## Required work
All pictures are to be skipped; retype only the lines from the top of the entries through the line with "(0,0) rectangle (1150,498);", both included.

──────── Task data

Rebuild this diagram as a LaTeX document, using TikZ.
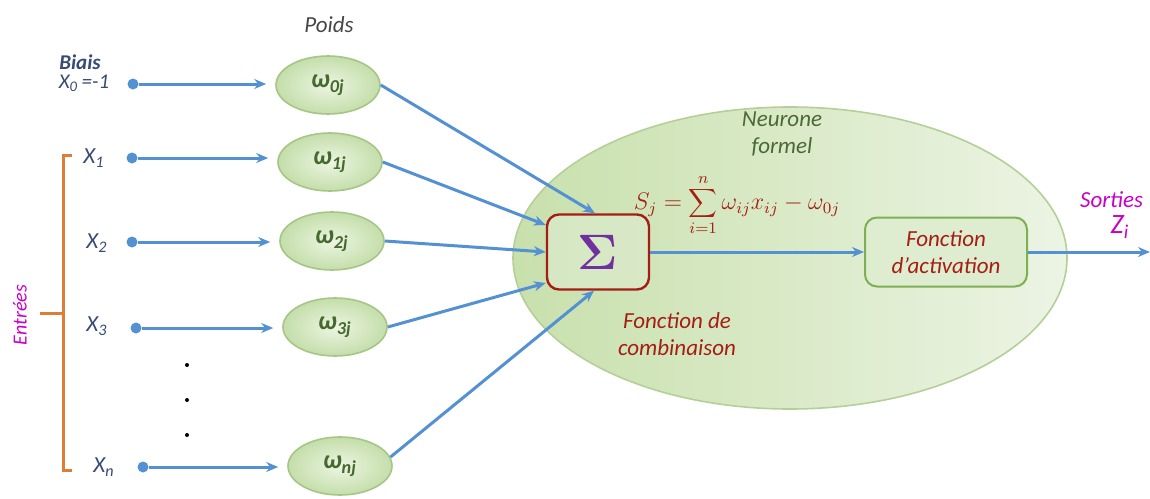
\documentclass[tikz,border=0pt]{standalone}
\usepackage[no-math]{fontspec}
\setmainfont{Carlito}
\usetikzlibrary{shapes.geometric,arrows.meta,calc}
\definecolor{arrowblue}{RGB}{84,145,210}
\definecolor{labblue}{RGB}{55,75,115}
\definecolor{wtext}{RGB}{70,105,45}
\definecolor{wborder}{RGB}{165,198,135}
\definecolor{winner}{RGB}{236,245,226}
\definecolor{wouter}{RGB}{196,222,170}
\definecolor{nleft}{RGB}{200,224,172}
\definecolor{nright}{RGB}{236,244,228}
\definecolor{nborder}{RGB}{180,208,152}
\definecolor{darkred}{RGB}{165,30,20}
\definecolor{sigpurple}{RGB}{112,48,160}
\definecolor{actborder}{RGB}{125,175,85}
\definecolor{actfill}{RGB}{222,236,208}
\definecolor{bracket}{RGB}{222,125,55}
\definecolor{magentatxt}{RGB}{200,0,200}
\definecolor{neurgreen}{RGB}{75,105,55}
\definecolor{poidsgray}{RGB}{70,70,70}
\begin{document}
\begin{tikzpicture}[x=0.5pt,y=-0.5pt,
  conn/.style={draw=arrowblue, line width=1.5pt, -{Stealth[length=6pt,width=5pt]}},
  wnode/.style={ellipse, minimum width=52pt, minimum height=29pt, inner sep=0pt,
    draw=wborder, line width=0.8pt, inner color=winner, outer color=wouter,
    text=wtext, font=\fontsize{13}{14}\selectfont\bfseries\itshape},
  dotsrc/.style={circle, fill=arrowblue, minimum size=5.5pt, inner sep=0pt},
  lab/.style={text=labblue, font=\fontsize{11.5}{13}\selectfont\itshape},
  ctext/.style={text=darkred, font=\fontsize{11.5}{13.5}\selectfont\itshape, align=center}
]
\useasboundingbox (0,0) rectangle (1150,498);

% big neuron ellipse
\node[ellipse, minimum width=277pt, minimum height=151pt, inner sep=0pt,
  left color=nleft, right color=nright, draw=nborder, line width=0.8pt] (neuron) at (790,258) {};

% titles
\node[text=poidsgray, font=\fontsize{11.5}{13}\selectfont\itshape] (poids) at (329,25) {Poids};
\node[text=neurgreen, font=\fontsize{11.5}{13.5}\selectfont\itshape, align=center, inner sep=1pt] (nf) at (782,134) {Neurone\\formel};

% bias
\node[lab, font=\fontsize{10.5}{12}\selectfont\bfseries\itshape] (biais) at (80,62) {Biais};
\node[lab, font=\fontsize{10.5}{12}\selectfont\itshape] (x0) at (84,83) {X\textsubscript{0}\,=-1};

% input labels
\node[lab] (lx1) at (94,158) {X\textsubscript{1}};
\node[lab] (lx2) at (97,243) {X\textsubscript{2}};
\node[lab] (lx3) at (97,326) {X\textsubscript{3}};
\node[lab] (lxn) at (104,467) {X\textsubscript{n}};

% bracket
\draw[bracket, line width=1.5pt] (72,155) -- (63,155) -- (63,470) -- (72,470);
\draw[bracket, line width=1.5pt] (63,313) -- (40,313);
\node[text=magentatxt, font=\fontsize{10}{12}\selectfont\itshape, rotate=90] (entrees) at (20,315) {Entrées};

% dots
\node[circle, fill=black, minimum size=2pt, inner sep=0pt] (v1) at (187,365) {};
\node[circle, fill=black, minimum size=2pt, inner sep=0pt] (v2) at (187,400) {};
\node[circle, fill=black, minimum size=2pt, inner sep=0pt] (v3) at (187,435) {};

% weights
\node[wnode] (w0) at (328,85) {ω\textsubscript{0j}};
\node[wnode] (w1) at (330,162) {ω\textsubscript{1j}};
\node[wnode] (w2) at (332,241) {ω\textsubscript{2j}};
\node[wnode] (w3) at (335,327) {ω\textsubscript{3j}};
\node[wnode] (wn) at (340,466) {ω\textsubscript{nj}};

% input dots
\node[dotsrc] (d0) at (133,84) {};
\node[dotsrc] (d1) at (132,158) {};
\node[dotsrc] (d2) at (132,242) {};
\node[dotsrc] (d3) at (136,328) {};
\node[dotsrc] (dn) at (143,467) {};

\draw[conn, shorten >=4.5pt] (d0) -- (d0 -| w0.west);
\draw[conn, shorten >=4.5pt] (d1) -- (d1 -| w1.west);
\draw[conn, shorten >=4.5pt] (d2) -- (d2 -| w2.west);
\draw[conn, shorten >=4.5pt] (d3) -- (d3 -| w3.west);
\draw[conn, shorten >=4.5pt] (dn) -- (dn -| wn.west);

% sigma box
\node[draw=darkred, line width=1.2pt, rounded corners=6pt, fill=actfill, fill opacity=0.6, text opacity=1,
  minimum width=51pt, minimum height=37.5pt, inner sep=0pt, text=sigpurple,
  font=\fontsize{24}{26}\selectfont] (sig) at (598,252) {$\mathbf{\Sigma}$};

% activation box
\node[draw=actborder, line width=1pt, rounded corners=6pt, fill=actfill,
  minimum width=81pt, minimum height=34.5pt, inner sep=0pt, ctext] (act) at (946,252) {Fonction\\d’activation};

% formula
\node[text=darkred, font=\fontsize{12}{14}\selectfont, inner sep=0.5pt] (formula) at (737,205)
  {$S_j=\displaystyle\sum_{i=1}^{n}\omega_{ij}x_{ij}-\omega_{0j}$};

\node[ctext] (comb) at (677,334) {Fonction de\\combinaison};

% weight -> sigma
\draw[conn] (w0.east) -- ($(sig.north)+(-3,0)$);
\draw[conn] (w1.east) -- ($(sig.west)+(0,-27)$);
\draw[conn] (w2.east) -- (sig.west);
\draw[conn] (w3.east) -- ($(sig.west)+(0,31)$);
\draw[conn] (wn.10) -- ($(sig.south)+(-4,0)$);

% sigma -> activation -> out
\coordinate (out) at (1150,252);
\draw[conn] (sig.east) -- (act.west);
\draw[conn] (act.east) -- (out);

% output label
\node[text=magentatxt, font=\fontsize{11.5}{13}\selectfont\itshape, anchor=east] (sorties) at (1150,200) {Sorties};
\node[text=magentatxt, font=\fontsize{14}{16}\selectfont\itshape] (zi) at (1120,227) {Z\textsubscript{i}};
\end{tikzpicture}
\end{document}
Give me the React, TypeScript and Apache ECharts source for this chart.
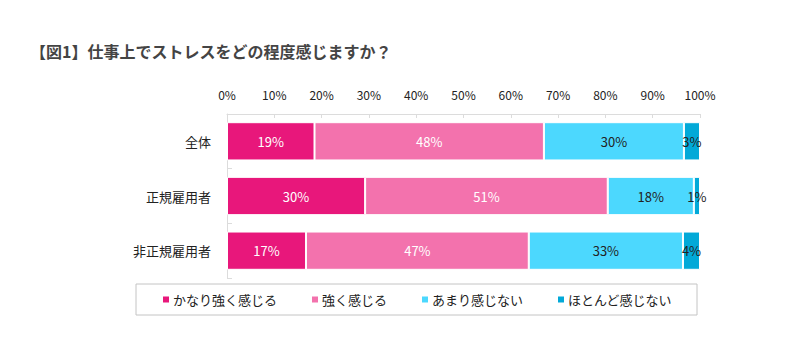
import React, { useEffect, useRef } from "react";
import * as echarts from "echarts";

const titleText = "【図1】仕事上でストレスをどの程度感じますか？";
const categories = ["全体", "正規雇用者", "非正規雇用者"];
const seriesNames = ["かなり強く感じる", "強く感じる", "あまり感じない", "ほとんど感じない"];
const veryStrong = [18.5, 29.2, 16.7];
const strong = [48.5, 51.3, 47.1];
const notMuch = [29.6, 18.2, 32.6];
const hardlyAny = [3.4, 1.3, 3.6];
const labelValues = [
  [19, 30, 17],
  [48, 51, 47],
  [30, 18, 33],
  [3, 1, 4],
];
const colors = ["#E8177B", "#F372AD", "#4CD8FE", "#02A9D8"];
const labelColors = ["#ffffff", "#ffffff", "#222222", "#222222"];

const FONT = "'Noto Sans CJK JP', 'Noto Sans', sans-serif";

export default function App() {
  const ref = useRef<HTMLDivElement>(null);
  useEffect(() => {
    if (!ref.current) return;
    const chart = echarts.init(ref.current, undefined, { renderer: "svg" });
    const data = [veryStrong, strong, notMuch, hardlyAny];
    chart.setOption({
      animation: false,
      textStyle: { fontFamily: FONT },
      title: {
        text: titleText,
        left: 22,
        top: 35,
        padding: 0,
        textStyle: { fontFamily: FONT, fontSize: 16, fontWeight: "bold", color: "#444" },
      },
      legend: {
        data: seriesNames,
        left: 128,
        top: 276,
        padding: [9, 25, 9, 25],
        borderColor: "#c4c4c4",
        borderWidth: 1,
        itemWidth: 8,
        itemHeight: 8,
        itemGap: 33,
        icon: "rect",
        textStyle: { fontFamily: FONT, fontSize: 13, color: "#222", padding: [0, 0, 0, -2] },
      },
      grid: { left: 219, right: 80, top: 106, bottom: 68, containLabel: false },
      xAxis: {
        type: "value",
        position: "top",
        min: 0,
        max: 100,
        interval: 10,
        axisLine: { show: true, lineStyle: { color: "#dcdcdc" } },
        axisTick: { show: true, inside: true, length: 4, lineStyle: { color: "#dcdcdc" } },
        splitLine: { show: false },
        axisLabel: {
          formatter: "{value}%",
          fontFamily: FONT,
          fontSize: 12,
          color: "#222",
          margin: 14,
        },
      },
      yAxis: {
        type: "category",
        data: categories,
        inverse: true,
        axisLine: { show: true, lineStyle: { color: "#dcdcdc" } },
        axisTick: { show: true, inside: true, length: 5, lineStyle: { color: "#dcdcdc" } },
        axisLabel: { fontFamily: FONT, fontSize: 13, color: "#222", margin: 16 },
      },
      series: seriesNames.map((name, i) => ({
        name,
        type: "bar",
        stack: "total",
        barWidth: "70%",
        data: data[i],
        itemStyle: { color: colors[i], borderColor: "#ffffff", borderWidth: 1 },
        label: {
          show: true,
          position: "inside",
          fontFamily: FONT,
          fontSize: 13,
          color: labelColors[i],
          formatter: (p: any) => labelValues[i][p.dataIndex] + "%",
        },
      })),
    });
    return () => chart.dispose();
  }, []);
  return <div ref={ref} style={{ width: 772, height: 338 }} />;
}
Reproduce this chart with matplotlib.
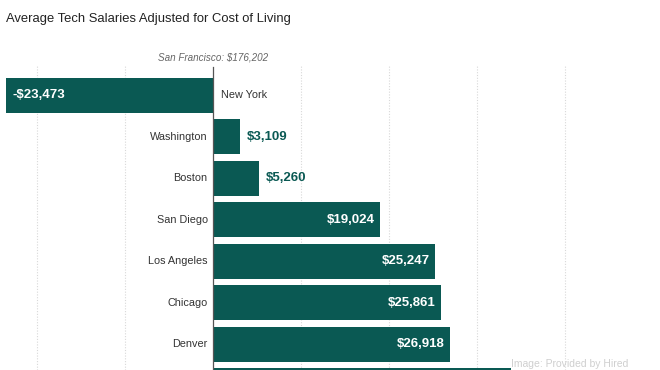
import matplotlib
matplotlib.use("Agg")
import matplotlib.pyplot as plt

cities = ["New York", "Washington", "Boston", "San Diego", "Los Angeles", "Chicago", "Denver", "Austin"]
values = [-23473, 3109, 5260, 19024, 25247, 25861, 26918, 33900]
value_labels = ["-$23,473", "$3,109", "$5,260", "$19,024", "$25,247", "$25,861", "$26,918", "$33,900"]
gridlines = [-20000, -10000, 10000, 20000, 30000, 40000]
title = "Average Tech Salaries Adjusted for Cost of Living"
baseline_note = "San Francisco: $176,202"
credit = "Image: Provided by Hired"

plt.rcParams['font.family'] = ['Liberation Sans', 'DejaVu Sans']
TEAL = "#0a5953"

fig = plt.figure(figsize=(6.6, 3.7), dpi=100)
ax = fig.add_axes([0, 0, 1, (370 - 65) / 370])
ymax = 6.62
ax.set_xlim(-24205, 50795)
ax.set_ylim(ymax, -0.73)
for s in ax.spines.values():
    s.set_visible(False)
ax.set_xticks([])
ax.set_yticks([])

for g in gridlines:
    ax.axvline(g, color="#d8d8d8", lw=0.8, ls=(0, (1, 1.5)), zorder=0)

ypos = list(range(len(cities)))
ax.barh(ypos, values, height=0.85, color=TEAL, zorder=2)
ax.plot([0, 0], [-0.67, ymax], color="#555555", lw=0.9, zorder=3, clip_on=False)

for y, c, v, lab in zip(ypos, cities, values, value_labels):
    if y > ymax - 0.3:
        continue  # bar is cut off at the bottom edge; its labels are not visible
    if v < 0:
        ax.text(900, y, c, ha="left", va="center", fontsize=7.8, color="#333333")
        ax.text(v + 700, y, lab, ha="left", va="center", fontsize=9.5, color="white",
                fontweight="bold")
    else:
        ax.text(-600, y, c, ha="right", va="center", fontsize=7.8, color="#333333")
        if v < 10000:
            ax.text(v + 700, y, lab, ha="left", va="center", fontsize=9.5, color=TEAL,
                    fontweight="bold")
        else:
            ax.text(v - 600, y, lab, ha="right", va="center", fontsize=9.5, color="white",
                    fontweight="bold")

fig.text(6 / 660, 1 - 19 / 370, title, ha="left", va="center", fontsize=9.4, color="#222222")
fig.text(213 / 660, 1 - 57 / 370, baseline_note, ha="center", va="center", fontsize=7.1,
         color="#666666", style="italic")
fig.text(570 / 660, 1 - 364 / 370, credit, ha="center", va="center", fontsize=7.5,
         color="#cfcfcf")

fig.savefig("out.png", dpi=100)
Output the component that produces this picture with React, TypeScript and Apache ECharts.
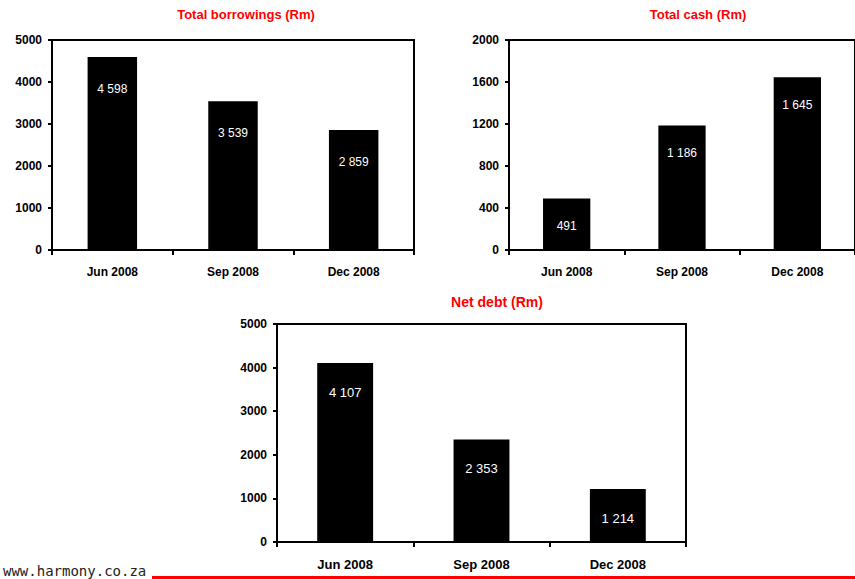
import React, { useEffect, useRef } from "react";
import * as echarts from "echarts";

const categories = ["Jun 2008", "Sep 2008", "Dec 2008"];
const borrowings = [4598, 3539, 2859];
const cash = [491, 1186, 1645];
const netDebt = [4107, 2353, 1214];
const titles = ["Total borrowings (Rm)", "Total cash (Rm)", "Net debt (Rm)"];
const yMax = [5000, 2000, 5000];
const yStep = [1000, 400, 1000];
const footerText = "www.harmony.co.za";

const fmt = (v: number) => String(v).replace(/\B(?=(\d{3})+(?!\d))/g, " ");

export default function App() {
  const ref = useRef<HTMLDivElement>(null);
  useEffect(() => {
    if (!ref.current) return;
    const chart = echarts.init(ref.current, null, { renderer: "svg" });
    const font = "Liberation Sans, Arial, sans-serif";
    const grids = [
      { left: 52, top: 40, width: 362, height: 210 },
      { left: 509, top: 40, width: 354, height: 210 },
      { left: 277, top: 324, width: 409, height: 218 },
    ];
    const seriesData = [borrowings, cash, netDebt];
    const xFont = [12, 12, 13];
    const yFont = [12, 12, 12];
    const valFont = [12, 12, 13];
    const labelDist = [26, 22, 23];
    const option: any = {
      animation: false,
      backgroundColor: "#fff",
      grid: grids.map((g) => ({
        ...g,
        show: true,
        borderColor: "#000",
        borderWidth: 2,
        backgroundColor: "#fff",
      })),
      xAxis: grids.map((_, i) => ({
        type: "category",
        gridIndex: i,
        data: categories,
        axisLine: { lineStyle: { color: "#000", width: 2 } },
        axisTick: { show: true, length: 5, lineStyle: { color: "#000", width: 2 } },
        axisLabel: {
          color: "#000",
          fontWeight: "bold",
          fontFamily: font,
          fontSize: xFont[i],
          margin: 16,
        },
        splitLine: { show: false },
      })),
      yAxis: grids.map((_, i) => ({
        type: "value",
        gridIndex: i,
        min: 0,
        max: yMax[i],
        interval: yStep[i],
        axisLine: { show: true, lineStyle: { color: "#000", width: 2 } },
        axisTick: { show: true, length: 4, lineStyle: { color: "#000", width: 2 } },
        axisLabel: {
          color: "#000",
          fontWeight: "bold",
          fontFamily: font,
          fontSize: yFont[i],
          margin: 10,
          formatter: (v: number) => String(v),
        },
        splitLine: { show: false },
      })),
      series: seriesData.map((d, i) => ({
        type: "bar",
        xAxisIndex: i,
        yAxisIndex: i,
        data: d,
        barWidth: "41%",
        itemStyle: { color: "#000" },
        label: {
          show: true,
          position: "insideTop",
          distance: labelDist[i],
          color: "#fff",
          fontFamily: font,
          fontSize: valFont[i],
          formatter: (p: any) => fmt(p.value),
        },
      })),
      graphic: [
        {
          type: "text",
          x: 246,
          y: 14,
          style: {
            text: titles[0],
            fill: "#ff0000",
            font: `bold 13px ${font}`,
            align: "center",
            verticalAlign: "middle",
          },
        },
        {
          type: "text",
          x: 698,
          y: 14,
          style: {
            text: titles[1],
            fill: "#ff0000",
            font: `bold 13px ${font}`,
            align: "center",
            verticalAlign: "middle",
          },
        },
        {
          type: "text",
          x: 497,
          y: 302,
          style: {
            text: titles[2],
            fill: "#ff0000",
            font: `bold 14px ${font}`,
            align: "center",
            verticalAlign: "middle",
          },
        },
        {
          type: "rect",
          shape: { x: 152, y: 576, width: 703, height: 3 },
          style: { fill: "#ff0000" },
        },
        {
          type: "text",
          x: 3,
          y: 564,
          style: {
            text: footerText,
            fill: "#222",
            font: `14px "DejaVu Sans Mono", monospace`,
            verticalAlign: "top",
          },
        },
      ],
    };
    chart.setOption(option);
    return () => chart.dispose();
  }, []);
  return (
    <div
      ref={ref}
      style={{ position: "absolute", left: 0, top: 0, width: 855, height: 579 }}
    />
  );
}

────────────────

## Answer to this task
Rebuild this diagram as a LaTeX document, using TikZ.
\documentclass[tikz,border=0pt]{standalone}
\usepackage[no-math]{fontspec}
\setmainfont{Carlito}
\usetikzlibrary{shapes.geometric,arrows.meta,calc}
\definecolor{arrowblue}{RGB}{84,145,210}
\definecolor{labblue}{RGB}{55,75,115}
\definecolor{wtext}{RGB}{70,105,45}
\definecolor{wborder}{RGB}{165,198,135}
\definecolor{winner}{RGB}{236,245,226}
\definecolor{wouter}{RGB}{196,222,170}
\definecolor{nleft}{RGB}{200,224,172}
\definecolor{nright}{RGB}{236,244,228}
\definecolor{nborder}{RGB}{180,208,152}
\definecolor{darkred}{RGB}{165,30,20}
\definecolor{sigpurple}{RGB}{112,48,160}
\definecolor{actborder}{RGB}{125,175,85}
\definecolor{actfill}{RGB}{222,236,208}
\definecolor{bracket}{RGB}{222,125,55}
\definecolor{magentatxt}{RGB}{200,0,200}
\definecolor{neurgreen}{RGB}{75,105,55}
\definecolor{poidsgray}{RGB}{70,70,70}
\begin{document}
\begin{tikzpicture}[x=0.5pt,y=-0.5pt,
  conn/.style={draw=arrowblue, line width=1.5pt, -{Stealth[length=6pt,width=5pt]}},
  wnode/.style={ellipse, minimum width=52pt, minimum height=29pt, inner sep=0pt,
    draw=wborder, line width=0.8pt, inner color=winner, outer color=wouter,
    text=wtext, font=\fontsize{13}{14}\selectfont\bfseries\itshape},
  dotsrc/.style={circle, fill=arrowblue, minimum size=5.5pt, inner sep=0pt},
  lab/.style={text=labblue, font=\fontsize{11.5}{13}\selectfont\itshape},
  ctext/.style={text=darkred, font=\fontsize{11.5}{13.5}\selectfont\itshape, align=center}
]
\useasboundingbox (0,0) rectangle (1150,498);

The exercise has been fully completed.